The end of cheap tons is not a slogan. It is a shift in the economics of supply growth. If you want to track the real story, focus on a few durable signals.

Grades tell you how much rock must move for each unit of metal. Recovery tells you how efficiently that rock becomes saleable output. Reserve replacement tells you whether the industry is finding and proving new future tons at a pace that keeps up with depletion. When grades drift lower and reserve replacement weakens, future supply tends to require more capital and more time.

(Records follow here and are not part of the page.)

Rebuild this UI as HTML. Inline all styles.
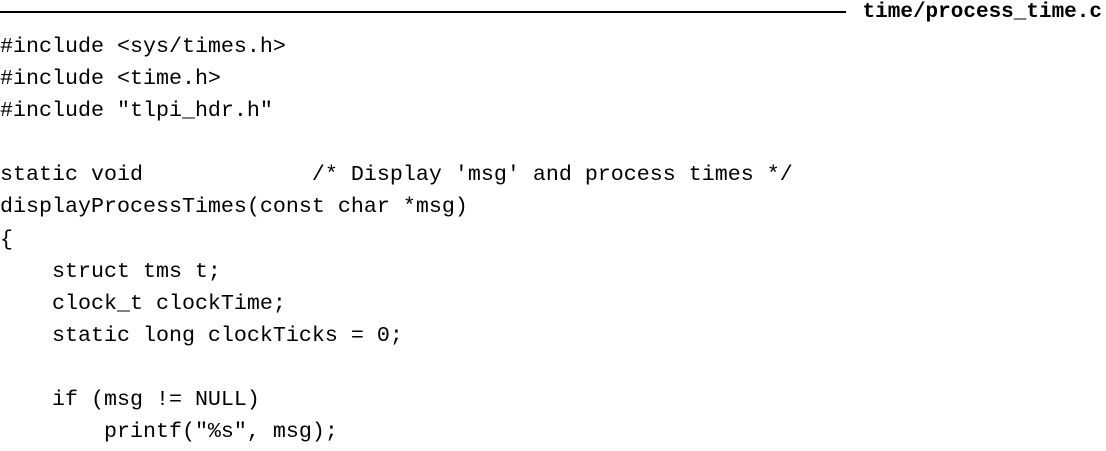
<!DOCTYPE html>
<html><head><meta charset="utf-8"><style>
html,body{margin:0;padding:0;background:#fff;}
body{width:1106px;height:451px;position:relative;overflow:hidden;}
.rule{position:absolute;left:0;top:11px;width:846px;height:2px;background:#000;}
.title{position:absolute;right:4px;top:-1px;font-family:"Liberation Mono",monospace;font-weight:bold;font-size:21px;line-height:28px;color:#000;white-space:pre;}
pre{position:absolute;left:0;top:31px;margin:0;font-family:"Liberation Mono",monospace;font-size:21.67px;line-height:32.1px;color:#000;}
</style></head><body>
<div class="rule"></div>
<div class="title">time/process_time.c</div>
<pre>#include &lt;sys/times.h&gt;
#include &lt;time.h&gt;
#include "tlpi_hdr.h"

static void             /* Display 'msg' and process times */
displayProcessTimes(const char *msg)
{
    struct tms t;
    clock_t clockTime;
    static long clockTicks = 0;

    if (msg != NULL)
        printf("%s", msg);</pre>
</body></html>
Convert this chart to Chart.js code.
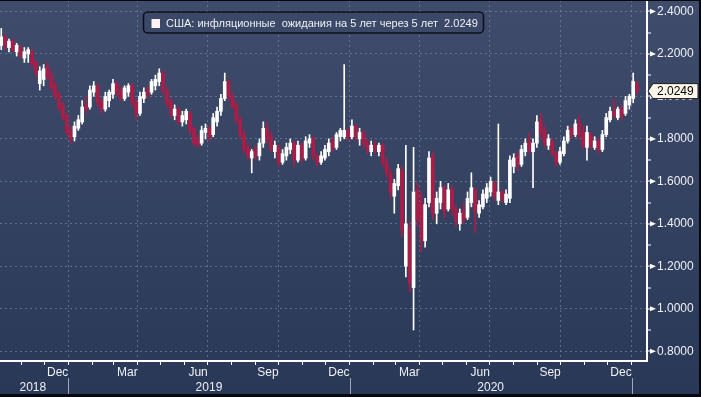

A third durable data point is capital intensity. For many large mining projects, it is common to see upfront capital in the billions of dollars, often translating into thousands to tens of thousands of dollars per annual ton of capacity, depending on the metal and the processing route. Even after a mine is built, sustaining capital can be large, especially for deeper mines and large open pits with heavy equipment fleets and tailings obligations.

This matters because high capital intensity raises the “hurdle price” the market needs to justify growth. It also explains why companies may prefer buybacks or smaller expansions over bold new builds.

If a greenfield mine can take around a decade to reach production, then timing becomes a form of scarcity. Projects with permits, infrastructure, and community support are not just convenient. They are structurally advantaged. In tight periods, that advantage shows up in who can deliver metal when it is needed.

The world is not about to run out of metals. But it is likely to keep running into the limits of cheap, fast tons. As grades drift lower and constraints outside the mine gate tighten, supply becomes slower and more capital intensive. In that setting, the most important question is not how much metal exists in the crust.

It is how much usable metal the system can deliver, at scale, on time, and at a price society is willing to pay.